Fighting, winning, falling down, getting up, fighting, winning, falling down, getting up – right up to the end of our life. That is our destiny.

But we have something important in our favour: historical time. Historical time is on our side. As Professor Emir Sader says, our opponents have no alternative, they do not carry a project that can overcome ours. They simply make their nest on the mistakes and envies of the past. They are restorers. We know what they did with the continent, in Argentina, Bolivia, Brazil, Ecuador. We know what they did, because they ruled in the 80s and 90s. And they turned us into miserable, dependent countries, they drove us to extreme poverty situations and to collective shame. We already know what they want to do.
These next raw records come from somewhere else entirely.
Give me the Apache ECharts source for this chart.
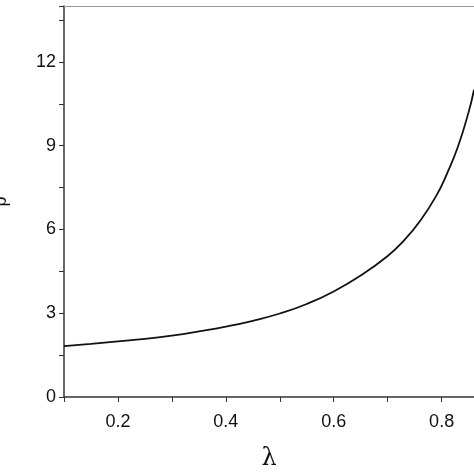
<!DOCTYPE html>
<html>
<head>
<meta charset="utf-8">
<script src="https://cdn.jsdelivr.net/npm/echarts@6/dist/echarts.min.js"></script>
<style>html,body{margin:0;padding:0;background:#fff}#chart{width:474px;height:474px}</style>
</head>
<body>
<div id="chart"></div>
<script>
// lambda values and p values
let lambdaValues = [0.1, 0.15, 0.2, 0.25, 0.3, 0.35, 0.4, 0.45, 0.5, 0.55, 0.6, 0.65, 0.7, 0.73, 0.76, 0.79, 0.81, 0.83, 0.85, 0.86];
let pValues = [1.82, 1.9, 1.99, 2.08, 2.2, 2.35, 2.52, 2.73, 2.99, 3.33, 3.78, 4.35, 5.05, 5.6, 6.3, 7.2, 8.0, 8.95, 10.2, 11.0];
let xTicks = [0.2, 0.4, 0.6, 0.8];

let chart = echarts.init(document.getElementById('chart'));
let font = 'Liberation Sans, Arial, sans-serif';

chart.setOption({
  animation: false,
  grid: {left: 64, right: 0, top: 6, bottom: 77, containLabel: false, outerBoundsMode: 'none'},
  xAxis: {
    type: 'value', min: 0.1, max: 0.86, interval: 0.1,
    name: 'λ', nameLocation: 'middle', nameGap: 50,
    nameTextStyle: {fontSize: 24, color: '#111', fontFamily: 'DejaVu Serif'},
    axisLine: {lineStyle: {color: '#333', width: 1.5}},
    axisTick: {length: 5, lineStyle: {color: '#333'}},
    axisLabel: {
      fontSize: 18, color: '#111', fontFamily: font, margin: 16,
      formatter: v => xTicks.some(t => Math.abs(t - v) < 1e-6) ? v.toFixed(1) : ''
    },
    splitLine: {show: false}
  },
  yAxis: {
    type: 'value', min: 0, max: 14, interval: 1.5,
    name: 'p', nameLocation: 'middle', nameGap: 54, nameRotate: 90,
    nameTextStyle: {fontSize: 18, color: '#111', fontFamily: font},
    axisLine: {show: true, lineStyle: {color: '#333', width: 1.5}},
    axisTick: {length: 5, lineStyle: {color: '#333'}},
    axisLabel: {
      fontSize: 18, color: '#111', fontFamily: font, margin: 8,
      formatter: v => (Math.round(v * 2) % 6 === 0) ? String(v) : ''
    },
    splitLine: {show: false}
  },
  series: [{
    type: 'line', smooth: true, symbol: 'none',
    lineStyle: {color: '#111', width: 1.8},
    data: lambdaValues.map((x, i) => [x, pValues[i]]),
    markLine: {
      silent: true, symbol: 'none', label: {show: false},
      lineStyle: {color: '#999', type: 'solid', width: 1.2},
      data: [{yAxis: 14}]
    }
  }]
});
</script>
</body>
</html>
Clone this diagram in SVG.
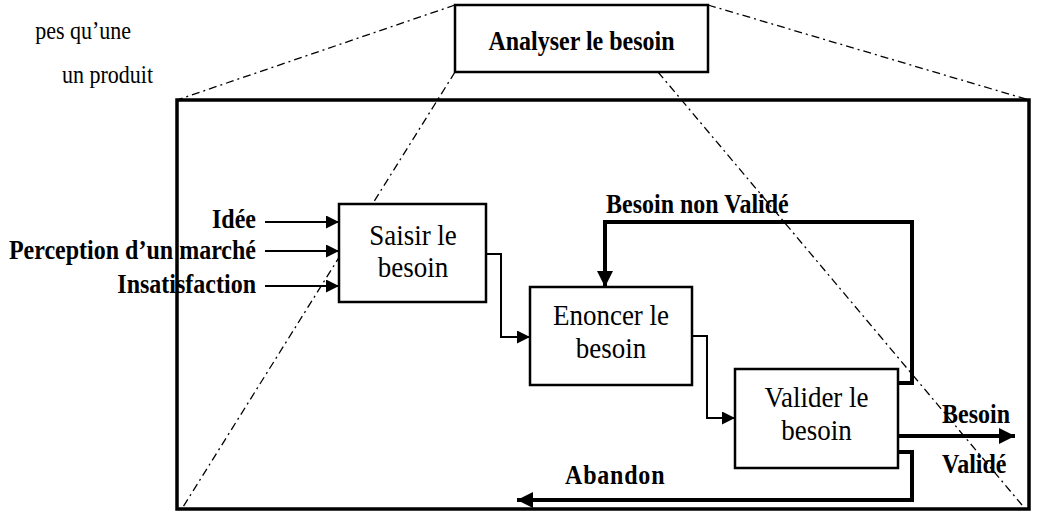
<svg xmlns="http://www.w3.org/2000/svg" width="1037" height="513" viewBox="0 0 1037 513">
  <style>
    text { font-family: 'Liberation Serif', 'Times New Roman', serif; fill: #000; }
    .box { fill: #fff; stroke: #000; stroke-width: 2.5; }
    .frame { fill: none; stroke: #000; stroke-width: 3.5; }
    .proj { fill: none; stroke: #000; stroke-width: 1.3; stroke-dasharray: 8 4 2 4; }
    .thin { fill: none; stroke: #000; stroke-width: 2; }
    .thick { fill: none; stroke: #000; stroke-width: 4; }
    .node { font-size: 27px; text-anchor: middle; }
    .lbl { font-size: 24px; font-weight: bold; }
    .body { font-size: 22px; text-anchor: end; }
  </style>
  <defs>
    <marker id="arr" viewBox="0 0 10 10" refX="10" refY="5" markerWidth="14" markerHeight="13" markerUnits="userSpaceOnUse" orient="auto">
      <path d="M0,0 L10,5 L0,10 Z" fill="#000"/>
    </marker>
    <marker id="arrBig" viewBox="0 0 10 10" refX="10" refY="5" markerWidth="18" markerHeight="16" markerUnits="userSpaceOnUse" orient="auto">
      <path d="M0,0 L10,5 L0,10 Z" fill="#000"/>
    </marker>
  </defs>

  <!-- surrounding body text, partly cut off -->
  <text class="body" transform="translate(131,39) scale(1,1.1)">pes qu’une</text>
  <text class="body" transform="translate(153,83) scale(1,1.1)">un produit</text>

  <!-- expansion frame of the activity -->
  <g id="frame">
    <rect class="frame" x="177" y="100" width="852" height="409"/>
  </g>

  <!-- parent activity -->
  <g id="analyser">
    <rect class="box" x="455" y="5" width="253" height="67" stroke-width="3.5"/>
    <text class="lbl" transform="translate(581.5,50) scale(1,1.15)" text-anchor="middle" font-size="28">Analyser le besoin</text>
  </g>

  <!-- projection lines from the parent box to the frame -->
  <g id="projection">
    <line class="proj" x1="455" y1="5" x2="177" y2="100"/>
    <line class="proj" x1="708" y1="5" x2="1029" y2="100"/>
    <line class="proj" x1="455" y1="72" x2="183" y2="507"/>
    <line class="proj" x1="658" y1="72" x2="1022" y2="505"/>
  </g>

  <g id="saisir">
    <rect class="box" x="339" y="204" width="147" height="98"/>
    <text class="node" transform="translate(413,245) scale(1,1.1)" font-size="28">Saisir le</text>
    <text class="node" transform="translate(413,277) scale(1,1.1)" font-size="28">besoin</text>
  </g>

  <g id="enoncer">
    <rect class="box" x="530" y="287" width="162" height="98"/>
    <text class="node" transform="translate(611,325) scale(1,1.1)">Enoncer le</text>
    <text class="node" transform="translate(611,358) scale(1,1.1)">besoin</text>
  </g>

  <g id="valider">
    <rect class="box" x="735" y="369" width="163" height="99"/>
    <text class="node" transform="translate(816.5,407) scale(1,1.1)">Valider le</text>
    <text class="node" transform="translate(816.5,440) scale(1,1.1)">besoin</text>
  </g>

  <!-- connectors -->
  <g id="connectors">
    <line class="thin" x1="265" y1="222" x2="339" y2="222" marker-end="url(#arr)"/>
    <line class="thin" x1="265" y1="251" x2="339" y2="251" marker-end="url(#arr)"/>
    <line class="thin" x1="265" y1="286" x2="339" y2="286" marker-end="url(#arr)"/>
    <polyline class="thin" points="486,254 501,254 501,337 530,337" marker-end="url(#arr)"/>
    <polyline class="thin" points="692,336 707,336 707,418 735,418" marker-end="url(#arr)"/>
    <polyline class="thick" points="898,383 912,383 912,222 605,222 605,287" marker-end="url(#arrBig)"/>
    <line class="thick" x1="898" y1="436" x2="1015" y2="436" marker-end="url(#arrBig)"/>
    <polyline class="thick" points="898,452 912,452 912,500 517,500" marker-end="url(#arrBig)"/>
  </g>

  <!-- connector labels -->
  <g id="labels">
    <text class="lbl" transform="translate(256,228) scale(1,1.15)" text-anchor="end">Idée</text>
    <text class="lbl" transform="translate(256,259) scale(1,1.15)" text-anchor="end">Perception d’un marché</text>
    <text class="lbl" transform="translate(256,293) scale(1,1.15)" text-anchor="end">Insatisfaction</text>
    <text class="lbl" transform="translate(606,213) scale(1,1.15)">Besoin non Validé</text>
    <text class="lbl" transform="translate(942,423) scale(1,1.15)">Besoin</text>
    <text class="lbl" transform="translate(942,473) scale(1,1.15)">Validé</text>
    <text class="lbl" transform="translate(565,484) scale(1,1.1)" font-size="28" letter-spacing="0.8">Abandon</text>
  </g>
</svg>
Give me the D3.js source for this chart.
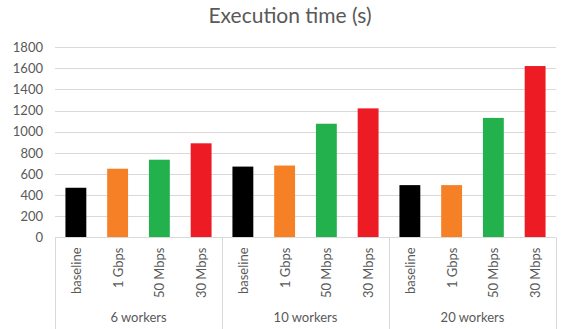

We are the future. We are the hope. We have done in ten years what dictators and governments over the last hundred years did not dare to do: we have recovered the homeland, dignity, hope, mobilization, and civil society. So, this is what they run up against. They are the past. They are the regression. We are the ones who move with the historical time.

But we must be very careful here. We must re-learn what we learned in the 80s and 90s, when everything was against us. We must gather strength. We must know that when we go into battle and lose, our strength goes to the enemy, boosting his own, while we are weakened. When it comes to it, we must know how to plan well, to gain legitimacy, to explain, to conquer again the people’s hopes, support, sensitivity and emotional spirit in each new fight. We must know that we have to go into battle again, the tiny and gigantic battle of ideas, in the mainstream media, in the newspapers, in the small pamphlets, at the universities, schools, and the unions. We must know that we have to rebuild a new common sense of hope, of mysticism. Ideas, organization, mobilization.

We do not know how long this battle will be. But let us get ready for it if it lasts one, two, three, four years. The continent is on the move and sooner rather than later it will no longer be a matter of just 8 or 10 countries: we will be 15, we will be 20, 30 countries celebrating this great International of revolutionary, progressive peoples.